Raw data:
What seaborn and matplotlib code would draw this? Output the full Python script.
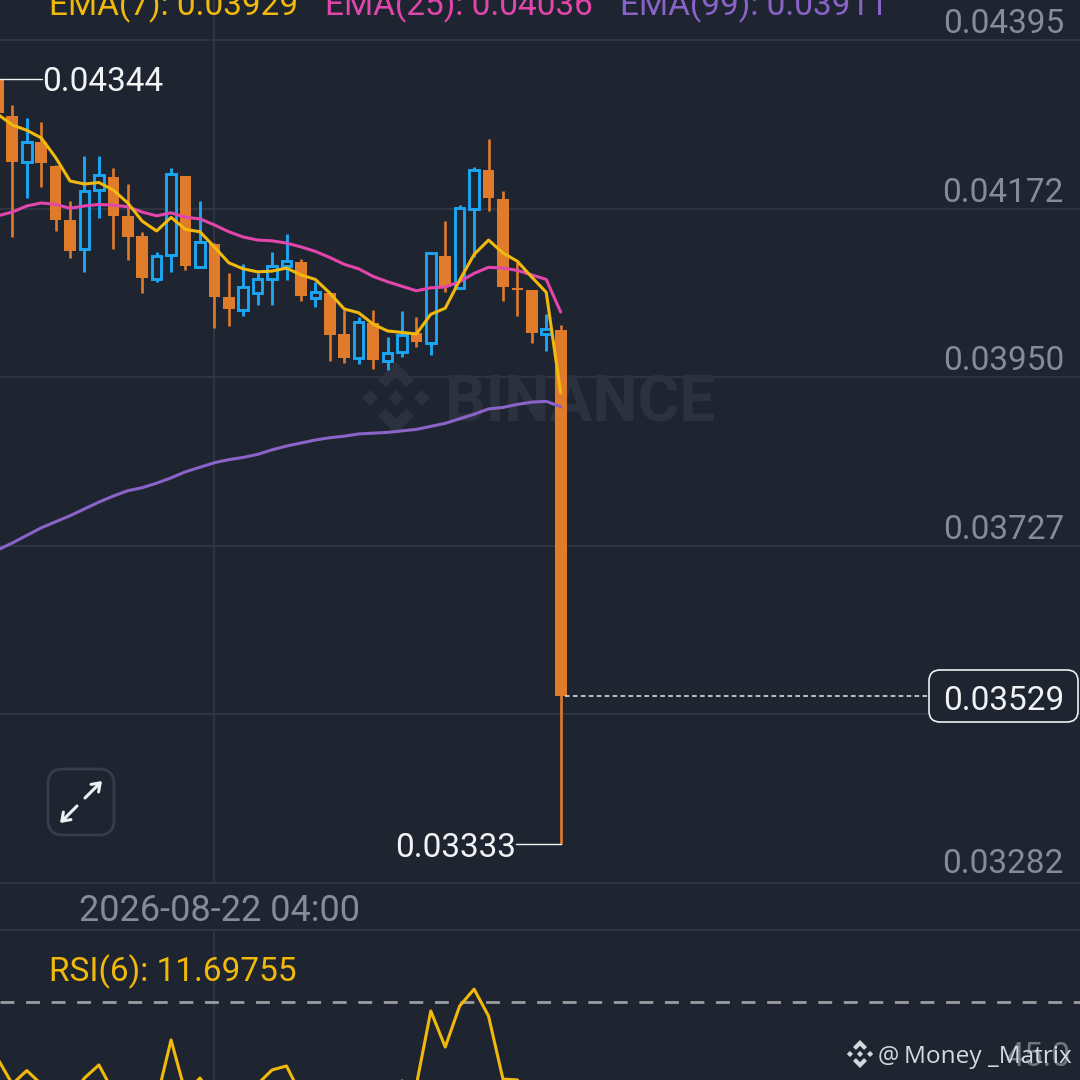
import numpy as np
import pandas as pd
import matplotlib
matplotlib.use("Agg")
import matplotlib.pyplot as plt
from matplotlib.patches import FancyBboxPatch, Polygon
import seaborn as sns

BG = "#1f2530"
GRID = "#303743"
GRAY = "#848c98"
ORANGE = "#e07b2c"
BLUE = "#1ca5f2"
GOLD = "#f0b90b"
PINK = "#e245ab"
PURPLE = "#8a63c9"
FS = 24

opens = [0.04342, 0.04295, 0.04234, 0.04260, 0.04229, 0.04157, 0.04119, 0.04197, 0.04214, 0.04163,
         0.04136, 0.04079, 0.04111, 0.04215, 0.04095, 0.04126, 0.04056, 0.04039, 0.04061, 0.04079,
         0.04097, 0.04102, 0.04054, 0.04061, 0.04007, 0.03975, 0.04021, 0.03971, 0.03983, 0.04008,
         0.03995, 0.04110, 0.04068, 0.04172, 0.04223, 0.04185, 0.04068, 0.04065, 0.04007, 0.04012]
highs = [0.04344, 0.04309, 0.04292, 0.04287, 0.04230, 0.04182, 0.04242, 0.04242, 0.04226, 0.04205,
         0.04142, 0.04115, 0.04226, 0.04215, 0.04182, 0.04127, 0.04087, 0.04099, 0.04087, 0.04115,
         0.04139, 0.04106, 0.04076, 0.04061, 0.04039, 0.04029, 0.04039, 0.04003, 0.04037, 0.04029,
         0.04114, 0.04156, 0.04177, 0.04227, 0.04264, 0.04196, 0.04102, 0.04065, 0.04033, 0.04019]
lows = [0.04292, 0.04135, 0.04186, 0.04201, 0.04143, 0.04107, 0.04089, 0.04160, 0.04119, 0.04105,
        0.04061, 0.04076, 0.04089, 0.04091, 0.04095, 0.04015, 0.04017, 0.04031, 0.04045, 0.04045,
        0.04078, 0.04050, 0.04043, 0.03971, 0.03969, 0.03967, 0.03961, 0.03959, 0.03976, 0.03990,
        0.03979, 0.04062, 0.04066, 0.04108, 0.04169, 0.04050, 0.04031, 0.03995, 0.03984, 0.03333]
closes = [0.04299, 0.04234, 0.04260, 0.04233, 0.04157, 0.04116, 0.04196, 0.04217, 0.04163, 0.04135,
          0.04081, 0.04110, 0.04218, 0.04097, 0.04128, 0.04056, 0.04040, 0.04069, 0.04079, 0.04097,
          0.04103, 0.04057, 0.04062, 0.04005, 0.03975, 0.04023, 0.03972, 0.03982, 0.04005, 0.03996,
          0.04114, 0.04069, 0.04173, 0.04223, 0.04186, 0.04069, 0.04065, 0.04008, 0.04013, 0.03529]

ema7 = [0.04297, 0.04283, 0.04276, 0.04266, 0.04240, 0.04209, 0.04205, 0.04207, 0.04197, 0.04180,
        0.04156, 0.04143, 0.04161, 0.04145, 0.04142, 0.04122, 0.04101, 0.04093, 0.04089, 0.04090,
        0.04094, 0.04085, 0.04079, 0.04061, 0.04040, 0.04035, 0.04020, 0.04011, 0.04009, 0.04007,
        0.04033, 0.04041, 0.04078, 0.04112, 0.04131, 0.04114, 0.04103, 0.04082, 0.04062, 0.03929]
ema25 = [0.04163, 0.04168, 0.04176, 0.04180, 0.04178, 0.04173, 0.04176, 0.04178, 0.04177, 0.04175,
         0.04168, 0.04163, 0.04167, 0.04161, 0.04159, 0.04151, 0.04142, 0.04135, 0.04131, 0.04130,
         0.04127, 0.04122, 0.04116, 0.04108, 0.04099, 0.04093, 0.04083, 0.04076, 0.04070, 0.04064,
         0.04068, 0.04069, 0.04076, 0.04087, 0.04095, 0.04094, 0.04091, 0.04085, 0.04079, 0.04036]
ema99 = [0.03722, 0.03731, 0.03741, 0.03751, 0.03759, 0.03767, 0.03776, 0.03785, 0.03793, 0.03800,
         0.03804, 0.03810, 0.03817, 0.03825, 0.03831, 0.03837, 0.03841, 0.03844, 0.03848, 0.03854,
         0.03859, 0.03863, 0.03867, 0.03870, 0.03872, 0.03875, 0.03876, 0.03877, 0.03879, 0.03881,
         0.03885, 0.03889, 0.03895, 0.03901, 0.03908, 0.03910, 0.03914, 0.03917, 0.03918, 0.03911]
rsi6 = [42.6, 30.6, 37.1, 30.6, 23.9, 24.4, 33.5, 39.8, 26.8, 20.6,
        19.1, 23.0, 51.8, 26.3, 33.5, 23.9, 23.0, 25.4, 30.6, 37.4,
        39.3, 25.4, 23.9, 15.8, 14.3, 18.2, 17.2, 20.6, 32.1, 30.2,
        65.7, 48.4, 68.1, 76.2, 63.3, 33.0, 32.6, 20.6, 23.0, 11.7]

price_ticks = [0.04395, 0.04172, 0.03950, 0.03727, 0.03505, 0.03282]
price_labels = ["0.04395", "0.04172", "0.03950", "0.03727", "", "0.03282"]
legend_items = [("EMA(7): 0.03929", GOLD, 49), ("EMA(25): 0.04036", PINK, 325), ("EMA(99): 0.03911", PURPLE, 620)]

sns.set_theme(style="dark", rc={"axes.facecolor": BG, "figure.facecolor": BG})
plt.rcParams["font.family"] = ["Roboto", "DejaVu Sans"]

fig = plt.figure(figsize=(10.8, 10.8), dpi=100)
ax = fig.add_axes([0, 1 - 883 / 1080, 1, 883 / 1080])
ax_rsi = fig.add_axes([0, 0, 1, 150 / 1080])
over = fig.add_axes([0, 0, 1, 1], facecolor="none", zorder=5)
over.set_xlim(0, 1080)
over.set_ylim(1080, 0)
over.axis("off")


def draw_logo(target, cx, cy, r, color, z):
    diamond = np.array([[0, -0.22], [0.22, 0], [0, 0.22], [-0.22, 0]])
    for dx in (-0.72, 0, 0.72):
        target.add_patch(Polygon(diamond * r + [cx + dx * r, cy], color=color, lw=0, zorder=z))
    chevron = np.array([[0, -1], [0.5, -0.5], [0.29, -0.29], [0, -0.58], [-0.29, -0.29], [-0.5, -0.5]])
    for sign in (1, -1):
        target.add_patch(Polygon(chevron * [1, sign] * r + [cx, cy], color=color, lw=0, zorder=z))


idx = np.arange(len(opens))
df = pd.DataFrame({"i": idx, "open": opens, "high": highs, "low": lows, "close": closes,
                   "ema7": ema7, "ema25": ema25, "ema99": ema99, "rsi": rsi6})
up = df[df["close"] >= df["open"]]
down = df[df["close"] < df["open"]]

ax.set_xlim(0.145, 74.99)
ax.set_ylim(0.03282, 0.04448)
ax_rsi.set_xlim(0.145, 74.99)
ax_rsi.set_ylim(32.56, 104.6)

for tick in price_ticks:
    ax.axhline(tick, color=GRID, lw=1.3, zorder=1)
ax.axvline(15, color=GRID, lw=1.3, zorder=1)
ax_rsi.axvline(15, color=GRID, lw=1.3, zorder=1)

# watermark
ax.text(445 / 1080, 1 - 398 / 883, "BINANCE", transform=ax.transAxes, color="#2b313d", fontsize=46,
        fontweight="bold", va="center_baseline", ha="left", zorder=1.5)
over_bg = ax.inset_axes([0, 0, 1, 1], facecolor="none", zorder=1.6)
over_bg.set_xlim(0, 1080)
over_bg.set_ylim(883, 0)
over_bg.axis("off")
draw_logo(over_bg, 396, 398, 36, "#2b313d", 1.6)

# candles
ax.vlines(down["i"], down["low"], down["high"], color=ORANGE, lw=1.9, zorder=3)
ax.bar(down["i"], (down["open"] - down["close"]).clip(lower=0.00003), bottom=down["close"],
       width=0.81, color=ORANGE, lw=0, zorder=3)
ax.vlines(up["i"], up["low"], up["open"], color=BLUE, lw=2.1, zorder=3)
ax.vlines(up["i"], up["close"], up["high"], color=BLUE, lw=2.1, zorder=3)
ax.bar(up["i"], up["close"] - up["open"], bottom=up["open"], width=0.66, facecolor=BG,
       edgecolor=BLUE, lw=2.1, zorder=3)

sns.lineplot(data=df, x="i", y="ema99", ax=ax, color=PURPLE, lw=2.2, estimator=None, zorder=4)
sns.lineplot(data=df, x="i", y="ema25", ax=ax, color=PINK, lw=2.2, estimator=None, zorder=4)
sns.lineplot(data=df, x="i", y="ema7", ax=ax, color=GOLD, lw=2.2, estimator=None, zorder=4)

# high / low / last price callouts
ax.text(3.05, highs[0], "0.04344", color="#f2f3f5", fontsize=FS, va="center_baseline", ha="left", zorder=5)
ax.plot([0.145, 3.05], [highs[0], highs[0]], color="#f2f3f5", lw=1, zorder=5)
ax.text(35.9, lows[-1], "0.03333", color="#f2f3f5", fontsize=FS, va="center_baseline", ha="right", zorder=5)
ax.plot([35.9, 39], [lows[-1], lows[-1]], color="#f2f3f5", lw=1, zorder=5)
ax.plot([39.3, 64.5], [closes[-1], closes[-1]], color="#e8e8e8", lw=1.1, ls=(0, (3, 2.2)), zorder=5)

for tick, label in zip(price_ticks, price_labels):
    ax.annotate(label, xy=(1064 / 1080, tick), xycoords=ax.get_yaxis_transform(),
                xytext=(0, 2 if tick == price_ticks[-1] else 0), textcoords="offset points",
                color=GRAY, fontsize=FS, va="bottom", ha="right", zorder=5)

ax_rsi.axhline(70, color="#9b9c9f", lw=2, ls=(0, (5, 4.2)), zorder=2)
sns.lineplot(data=df, x="i", y="rsi", ax=ax_rsi, color=GOLD, lw=2.2, estimator=None, zorder=3)

for a in (ax, ax_rsi):
    a.set_xlabel("")
    a.set_ylabel("")
    a.set_xticks([])
    a.set_yticks([])
    for s in a.spines.values():
        s.set_visible(False)

# legend row and panel text
for label, color, x in legend_items:
    over.text(x, 15, label, color=color, fontsize=FS, va="baseline", ha="left")
over.text(79, 907, "2026-08-22 04:00", color=GRAY, fontsize=FS + 2, va="center_baseline", ha="left")
over.text(49, 968, "RSI(6): 11.69755", color=GOLD, fontsize=FS, va="center_baseline", ha="left")
over.axhline(883, color=GRID, lw=1.3)
over.axhline(930, color=GRID, lw=1.3)

# last price box
over.add_patch(FancyBboxPatch((929, 670), 149, 52, boxstyle="round,pad=0,rounding_size=11",
                              facecolor=BG, edgecolor="#eef0f2", lw=1.2))
over.text(1003.5, 697, "0.03529", color="#f2f3f5", fontsize=FS, va="center_baseline", ha="center")

# expand button
over.add_patch(FancyBboxPatch((48, 769), 66, 66, boxstyle="round,pad=0,rounding_size=15",
                              facecolor="none", edgecolor="#363d49", lw=2))
for tail, head in [((85, 798), (102, 781)), ((77, 806), (60, 823))]:
    over.annotate("", xy=head, xytext=tail,
                  arrowprops=dict(arrowstyle="->,head_length=0.45,head_width=0.32", color="#eef0f2", lw=2.2,
                                  shrinkA=0, shrinkB=0))

# corner watermark
over.text(1070, 1054, "45.0", color="#6f7680", fontsize=FS, va="center_baseline", ha="right")
draw_logo(over, 860, 1054, 14, "#d5d8dc", 6)
over.text(878, 1054, "@", color="#d5d8dc", fontsize=17, va="center_baseline", ha="left", zorder=6, family="Open Sans")
over.text(904, 1054, "Money _Matrix", color="#d5d8dc", fontsize=17.6, va="center_baseline", ha="left", zorder=6,
          family="Open Sans")

fig.savefig("out.png", dpi=100, facecolor=BG)
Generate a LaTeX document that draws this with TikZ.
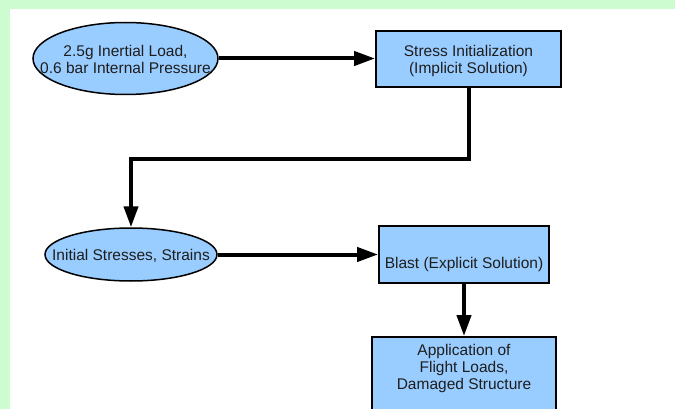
\documentclass[tikz,border=0pt]{standalone}
\usepackage{fontspec}
\setmainfont{Liberation Sans}
\usetikzlibrary{shapes.geometric,arrows.meta}
\definecolor{bggreen}{RGB}{204,252,208}
\definecolor{nodeblue}{RGB}{153,204,255}
\definecolor{txtgray}{RGB}{30,30,30}
\newcommand\ztxt[2]{\raisebox{#1}[0pt][0pt]{\makebox[0pt]{\begin{tabular}[b]{@{}c@{}}#2\end{tabular}}}}
\begin{document}
\begin{tikzpicture}[x=1pt,y=-1pt,
  every node/.style={font=\fontsize{15.5pt}{17pt}\selectfont, text=txtgray},
  oval/.style={ellipse, draw=black, line width=1.5pt, fill=nodeblue, inner sep=0pt},
  stepbox/.style={rectangle, draw=black, line width=1.8pt, fill=nodeblue, inner sep=0pt},
  flow/.style={line width=4pt, -{Triangle[length=21pt,width=14pt]}}]
\useasboundingbox (0,0) rectangle (675,409);
\fill[bggreen] (0,0) rectangle (675,409);
\fill[white] (10,9) rectangle (675,409);
\node[oval, minimum width=185pt, minimum height=72pt] (e1) at (125.5,58.5) {\ztxt{-15.5pt}{2.5g Inertial Load,\\0.6 bar Internal Pressure}};
\node[stepbox, minimum width=185pt, minimum height=56pt] (b1) at (468.5,59) {\ztxt{-14.5pt}{Stress Initialization\\(Implicit Solution)}};
\node[oval, minimum width=172pt, minimum height=53pt] (e2) at (131,254.5) {\ztxt{-6pt}{Initial Stresses, Strains}};
\node[stepbox, minimum width=170pt, minimum height=57pt] (b2) at (464,254.5) {\ztxt{-13.5pt}{Blast (Explicit Solution)}};
\node[stepbox, minimum width=184pt, minimum height=104pt] (b3) at (464,389) {\ztxt{0pt}{Application of\\Flight Loads,\\Damaged Structure}};
\draw[flow] (e1.east) -- (e1.east -| b1.west);
\draw[flow] (b1.south) -- ++(0,71) -| (e2.north);
\draw[flow] (e2.east) -- (e2.east -| b2.west);
\draw[flow] (b2.south) -- (b3.north);
\end{tikzpicture}
\end{document}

Given task:
Write out again, exactly, the lines from the start of the listing up to the line containing "import seaborn as sns", with both ends and without pictures.

Answer to the task:
What seaborn and matplotlib code would draw this? Output the full Python script.
import numpy as np
import pandas as pd
import matplotlib
matplotlib.use("Agg")
import matplotlib.pyplot as plt
from matplotlib.patches import FancyBboxPatch, Polygon
import seaborn as sns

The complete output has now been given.